After the players’ union received a shower of media attention last week in the wake of its vote to authorize a strike before the season begins on March 25, MLS owners have launched a counteroffensive in the last 48 hours meant to highlight their side of the story.

“As much as we want to portray ourselves as guys who are looking for simple rights and not money-hungry guys, [the owners] are going to try to paint a picture in their own way, to reflect things good on themselves,” Jason Hernandez told MLSsoccer.com after anchoring San Jose’s back line. “That’s just the art of negotiation.”

Tim Leiweke, chief executive of AEG, the firm that owns the Los Angeles Galaxy, told Reuters on Tuesday that the league will “never, ever agree to change” the single-entity system that players find odious and owners deem necessary—even if that means losing an entire season.

Real Salt Lake co-owner Dave Checketts was quoted in The Deseret News on Wednesday saying that in the event of a strike, owners “will take action that will make life very difficult” for players.

And Joe Roth, majority owner of the Seattle Sounders, suggested that a year-long strike could have a truly devastating effect on the league.

“If somehow we wouldn’t be out there for a year . . . Everyone would lose their jobs,” Roth told The Tacoma News Tribune. “We would all lose our franchises.
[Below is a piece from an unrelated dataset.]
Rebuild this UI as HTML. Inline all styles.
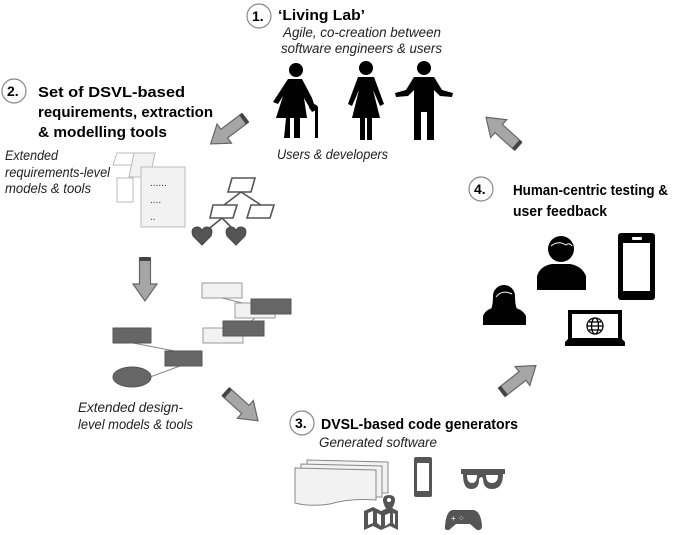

And that would be that.”

Wolff continued the blitz on Wednesday afternoon, releasing a 658-word statement that repeatedly put the onus of a work stoppage—and any damage it might cause MLS—wholly on the players.

“We do not support or even think about a ‘lock-out’ and we hope that he players will not assume that a strike will be to their benefit or to the benefit of the sport we all love,” Wolff said.

A strike at this point in time would be especially painful to the Quakes. Wolff’s carefully worded statement was equally carefully timed, coming the morning after the club received a green light from the San Jose City Council to move forward with their plans to build a stadium near the Mineta San Jose airport.

“Without labor being a cooperative partner, our plans for a new venue and expansion of our youth program will be set back for a period that certainly does not benefit the current or future players,” Wolff said.

For their part, Wolff’s players took the opportunity to highlight their own cohesion in the face of the impasse.

“Everybody knows what’s at stake,” Hernandez said. “Everyone understands all the different details that are being thrown around. I can’t speak for everyone else, but in the San Jose Earthquakes locker room, everyone is really unified and really united and ready to step up to the challenge if need be. . . . It’s important that the players show the media, show the fans and show the league that we’re together. And we are.”

Goalkeeper Joe Cannon and defender Chris Leitch caught a red-eye flight to Washington, D.C. after the game to join in a meeting of the union’s representatives that begins Thursday and could run until Sunday, depending on how negotiations play out.

“I think we’re asking for reasonable things,” Cannon told MLSsoccer.com. “Our bargaining points and the things that we’re striving for . . . we all feel that it doesn’t do anything to affect the (business) model that’s brought us here. Obviously, both sides look at it differently, and so be it. That’s just the way it is. There’s always two sides, especially in this country. Maybe there needs to be more.”

As the possibility of a strike looms, both sides are aiming to win the hearts and minds of fans who would undoubtedly be disappointed if that does come to pass.

“We just want them to know what’s going on,” Chris Wondolowski said. “I think if they did, and followed us day-in and day-out . . . they would see our side, and kind of see where we’re coming from.

“It’s not necessarily for us. It’s for the generations that hopefully come behind us.”